Camilo Cavalcante – cujo bom “A História da Eternidade” atingiu o pequeno publico de cerca de 11 mil espectadores em quase dois meses em cartaz – diz que já escutava os amigos lhe adiantando sobre as dificuldades do mercado exibidor no Brasil para filmes de autor. “Mas quando você sente na pele, vê que é muito pior do que falam. O mercado parece uma corporação que faz questão de excluir esse tipo de cinema de seu cardápio, dentro de seu próprio País, dentro de seu próprio Estado. Você quase precisa mendigar.

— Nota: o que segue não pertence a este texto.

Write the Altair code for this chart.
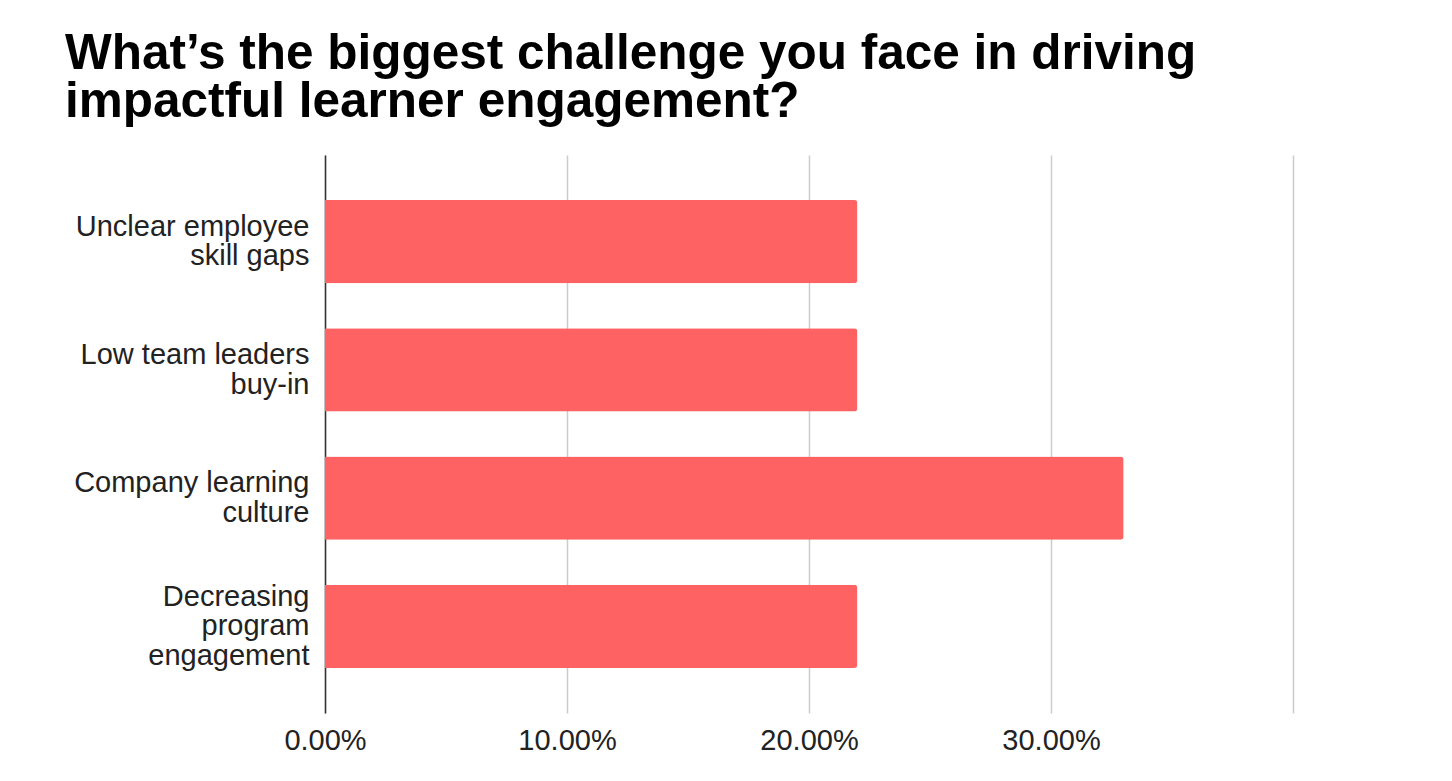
import pandas as pd
import altair as alt

# Survey answers (share of respondents)
challenges = [
    "Unclear employee|skill gaps",
    "Low team leaders|buy-in",
    "Company learning|culture",
    "Decreasing|program|engagement",
]
shares = [0.22, 0.22, 0.33, 0.22]
x_ticks = [0.0, 0.1, 0.2, 0.3, 0.4]

df = pd.DataFrame({"challenge": challenges, "share": shares})

chart = alt.Chart(df).mark_bar(color="#ff6262", cornerRadiusEnd=3).encode(
    alt.X(
        "share:Q",
        scale=alt.Scale(domain=[0, 0.4], nice=False),
        axis=alt.Axis(
            values=x_ticks,
            labelExpr="datum.value < 0.39 ? format(datum.value, '.2%') : ''",
            title=None,
            domain=False,
            ticks=False,
            grid=True,
            gridColor="#cccccc",
            gridWidth=1.5,
            labelFontSize=29,
            labelFont="Liberation Sans",
            labelColor="#222222",
            labelPadding=13,
            labelBaseline="top",
            labelFlush=False,
        ),
    ),
    alt.Y(
        "challenge:N",
        sort=challenges,
        scale=alt.Scale(paddingInner=0.35, paddingOuter=0.35),
        axis=alt.Axis(
            title=None,
            labelExpr="split(datum.label, '|')",
            # multi-line labels start at the band centre; shift them up to centre the block
            labelOffset=alt.condition(
                "length(split(datum.value, '|')) > 2", alt.value(-29.5), alt.value(-14.75)
            ),
            ticks=False,
            domain=True,
            domainColor="#333333",
            domainWidth=1.5,
            labelFontSize=29,
            labelLineHeight=29.5,
            labelFont="Liberation Sans",
            labelColor="#222222",
            labelPadding=16,
            labelLimit=400,
        ),
    ),
).properties(
    width=968,
    height=558,
    padding={"left": 57, "top": 20, "right": 20, "bottom": 10},
    title=alt.TitleParams(
        text=["What’s the biggest challenge you face in driving",
              "impactful learner engagement?"],
        anchor="start",
        frame="group",
        dx=-260,
        offset=28,
        font="Liberation Sans",
        fontSize=49.5,
        lineHeight=48,
        fontWeight="bold",
        color="#000000",
    ),
).configure_view(stroke=None)

chart.save("out.html", embed_options={"renderer": "svg", "actions": False})
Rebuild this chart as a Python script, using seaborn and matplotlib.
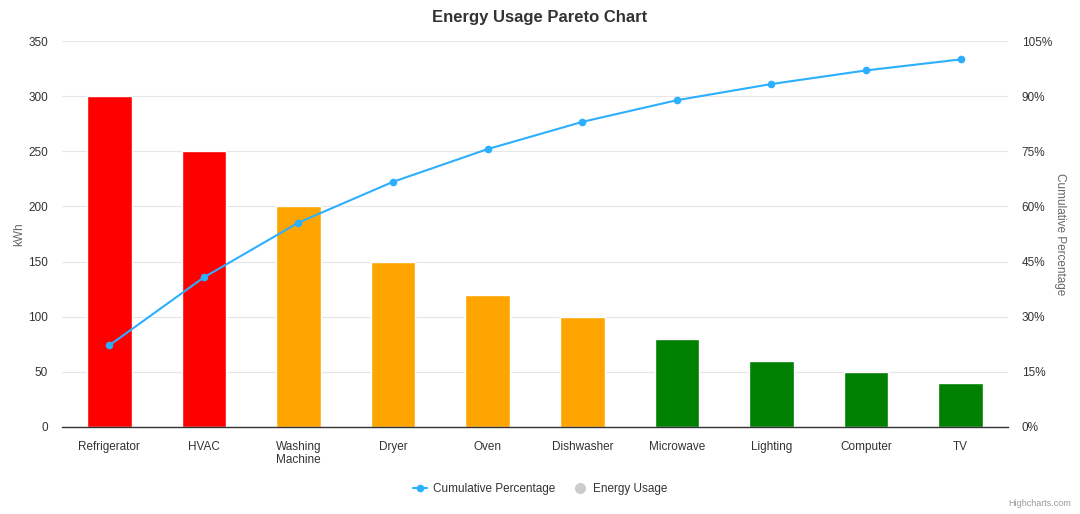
import pandas as pd
import numpy as np
import seaborn as sns
import matplotlib.pyplot as plt
from matplotlib.lines import Line2D

# data
categories = ['Refrigerator', 'HVAC', 'Washing\nMachine', 'Dryer', 'Oven',
              'Dishwasher', 'Microwave', 'Lighting', 'Computer', 'TV']
energy_kwh = [300, 250, 200, 150, 120, 100, 80, 60, 50, 40]
cumulative_pct = [22.2, 40.7, 55.6, 66.7, 75.6, 83.0, 88.9, 93.3, 97.0, 100.0]
bar_colors = ['#ff0000', '#ff0000', '#ffa500', '#ffa500', '#ffa500',
              '#ffa500', '#008000', '#008000', '#008000', '#008000']

sns.set_theme(style='white')
plt.rcParams['font.family'] = ['Liberation Sans', 'DejaVu Sans']

df = pd.DataFrame({'category': categories, 'kwh': energy_kwh, 'cum': cumulative_pct})

fig = plt.figure(figsize=(10.8, 5.14), dpi=100)
ax = fig.add_axes([0.0574, 0.1693, 0.8759, 0.7509])

sns.barplot(data=df, x='category', y='kwh', hue='category', palette=bar_colors,
            legend=False, width=0.47, saturation=1, ax=ax, zorder=2)

ax.set_ylim(0, 350)
ax.set_yticks(np.arange(0, 351, 50))
ax.set_xlim(-0.5, 9.5)
ax.set_xlabel('')
ax.set_ylabel('kWh', fontsize=8.5, color='#666666', labelpad=2)
ax.grid(axis='y', color='#e6e6e6', linewidth=0.8, zorder=0)
ax.set_axisbelow(True)
for s in ['top', 'right', 'left']:
    ax.spines[s].set_visible(False)
ax.spines['bottom'].set_color('#333333')
ax.spines['bottom'].set_linewidth(1)
ax.tick_params(axis='y', length=0, labelsize=8.5, labelcolor='#333333', pad=10)
ax.tick_params(axis='x', length=0, labelsize=8.5, labelcolor='#333333', pad=10)
for lbl in ax.get_xticklabels():
    lbl.set_verticalalignment('top')
    lbl.set_linespacing(1.15)

ax2 = ax.twinx()
sns.lineplot(x=np.arange(len(categories)), y=df['cum'], color='#2caffe', linewidth=1.5,
             marker='o', markersize=5.5, markeredgewidth=0, ax=ax2, zorder=3)
ax2.set_ylim(0, 105)
ax2.set_yticks(np.arange(0, 106, 15))
ax2.set_yticklabels([f'{v}%' for v in range(0, 106, 15)])
ax2.set_ylabel('Cumulative Percentage', fontsize=8.5, color='#666666', rotation=270, labelpad=10)
ax2.tick_params(axis='y', length=0, labelsize=8.5, labelcolor='#333333', pad=10)
for s in ['top', 'right', 'left', 'bottom']:
    ax2.spines[s].set_visible(False)
ax2.grid(False)

fig.text(0.5, 0.966, 'Energy Usage Pareto Chart', ha='center', va='center',
         fontsize=12, fontweight='bold', color='#333333')

handles = [Line2D([0], [0], color='#2caffe', marker='o', markersize=5.5, markeredgewidth=0, linewidth=1.5),
           Line2D([0], [0], color='none', marker='o', markersize=8, markerfacecolor='#cccccc',
                  markeredgewidth=0)]
fig.legend(handles, ['Cumulative Percentage', 'Energy Usage'], loc='center', bbox_to_anchor=(0.5, 0.048),
           ncol=2, frameon=False, fontsize=8.5, handlelength=1.2, columnspacing=1.5, handletextpad=0.5,
           labelcolor='#333333')

fig.text(0.992, 0.012, 'Highcharts.com', ha='right', va='bottom', fontsize=6.5, color='#999999')

plt.savefig('out.png', dpi=100)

Dá a sensação de que participamos de uma guerra de cartas marcadas”, lamenta o diretor.
Para Pedroso, a preocupação de fazer seu filme chegar ao espectador é constante. “O tamanho dessa ansiedade não está vinculada à quilometragem do cineasta. Isso não é algo que deve ser acomodado, caso contrário não há sentido no investimento que você aplicou quando você produziu seu filme”, pontua.
Lacca lembra que aqui no Estado há pelo menos o alento de se poder contar com o apoio do Programa de Fomento à Produção Audiovisual de Pernambuco para a etapa específica de lançamento do filme. “É reconfortante saber que, de alguma maneira, seu trabalho vai chegar ao público. É um privilégio muito local pois, em outros lugares, produtores não possuem nem a verba mínima para fazer a distribuição”, finaliza.
Já Kleber Mendonça Filho tem em seu “O Som ao Redor” um também bom exemplo de sucesso pelo lançamento comercial, quando alcançou cerca de 100 mil espectadores, mesmo tendo estreado inicialmente apenas em oito salas de cinema em todo o País. Sua produtora/distribuidora também investiu numa alternativa inteligente de disponibilizar o filme pelo iTunes, abarcando uma outra janela moderna, rentável e de alto alcance no campo da exibição.
BILHETERIA – Até a semana passada os números da bilheteria de “A História da Eternidade”, de Camilo Cavalcante, somavam 10.115 espectadores em todo o Brasil, dos quais 4.562 deles foram contabilizados apenas no Cinema da Fundação Joaquim Nabuco, onde o filme segue em cartaz com uma sessão hoje (12/04/15) às 14h10.